Contaminated Baltic fish banned from sale to European Union countries are being dumped on the Australian market, it has been claimed.

Swedish herring, with dioxin levels above those permitted by the EU, were being sold to tuna farms in Australia, European environment campaigner Don Staniford said.

"Swedish herring (like all Baltic seafood) is contaminated with cancer-causing chemicals such as PCBs and dioxins, and both Sweden and Finland have been banned from selling their fish into the European market until 2006," he said.

In Melbourne last week, Richter brand herring in sour cream and herring in mustard, marked product of Sweden, were sold over the counter.

Packet herring, smoked by a local company, was also being sold with the list of ingredients giving the origin of the herring only as Europe.


The European Commission estimates that 100 per cent of Finland's industrial fish catch and 90 per cent of Sweden's industrial fish catch exceed the maximum EC dioxin level.

Norwegian seafood products were also contaminated, he said.

Fish with the high levels of dioxins are Baltic herring, Baltic salmon and Baltic sprats.

Under EC regulations that came into force on January 1 last year, the area in which fish are caught must now be specified.

Sweden and Finland have undertaken not to sell their fish to other European countries and, where they are still selling their fish domestically, health authorities must issue warnings to women of child-bearing age against regularly eating Baltic salmon or herring. Other consumers are being warned not to eat oily fish from the Baltic more than once a week.

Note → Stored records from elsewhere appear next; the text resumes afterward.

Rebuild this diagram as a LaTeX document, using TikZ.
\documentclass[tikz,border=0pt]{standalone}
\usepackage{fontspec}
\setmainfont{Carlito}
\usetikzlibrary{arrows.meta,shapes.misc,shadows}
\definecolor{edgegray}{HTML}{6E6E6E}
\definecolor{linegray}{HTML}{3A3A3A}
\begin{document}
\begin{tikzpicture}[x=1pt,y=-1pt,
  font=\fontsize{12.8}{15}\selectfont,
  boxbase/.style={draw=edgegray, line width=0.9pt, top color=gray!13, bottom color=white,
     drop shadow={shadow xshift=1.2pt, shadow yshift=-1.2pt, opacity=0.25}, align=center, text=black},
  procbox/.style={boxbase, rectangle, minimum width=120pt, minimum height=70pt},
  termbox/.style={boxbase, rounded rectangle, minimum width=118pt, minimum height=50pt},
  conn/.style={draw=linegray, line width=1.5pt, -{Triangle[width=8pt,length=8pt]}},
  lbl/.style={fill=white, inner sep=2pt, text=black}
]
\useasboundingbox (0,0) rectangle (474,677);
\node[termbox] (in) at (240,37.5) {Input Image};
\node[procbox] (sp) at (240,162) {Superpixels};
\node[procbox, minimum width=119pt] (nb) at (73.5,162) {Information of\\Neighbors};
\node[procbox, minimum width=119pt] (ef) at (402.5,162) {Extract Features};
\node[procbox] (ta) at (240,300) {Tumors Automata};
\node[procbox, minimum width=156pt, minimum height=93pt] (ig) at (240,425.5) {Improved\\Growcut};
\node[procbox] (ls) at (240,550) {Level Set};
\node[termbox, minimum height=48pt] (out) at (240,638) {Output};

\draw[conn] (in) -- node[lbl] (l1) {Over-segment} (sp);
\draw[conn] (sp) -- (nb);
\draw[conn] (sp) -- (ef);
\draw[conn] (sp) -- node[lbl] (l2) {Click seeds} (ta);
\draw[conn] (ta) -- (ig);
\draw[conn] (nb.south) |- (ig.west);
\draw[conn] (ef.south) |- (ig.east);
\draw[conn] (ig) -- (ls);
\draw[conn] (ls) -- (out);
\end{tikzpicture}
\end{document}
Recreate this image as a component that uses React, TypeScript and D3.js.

Mr Staniford gave a paper on the issue to the European Parliament in October and is now researching a book called Cancer of the Coast: The Environment and Public Health Disaster of Sea Cage Fish Farming.

Newspaper reports verify that 6000 tonnes of Swedish herring was shipped to Australia on the Haru Verdy late last year for tuna farmers in Port Lincoln.

Speaking from England, Mr Staniford said that if fish feed was contaminated, the farmed fish product became contaminated and should not be sold as healthy food.

A spokeswoman for Food Standards Australia, which works with quarantine authorities, said: "We are looking to see what, if any, is imported."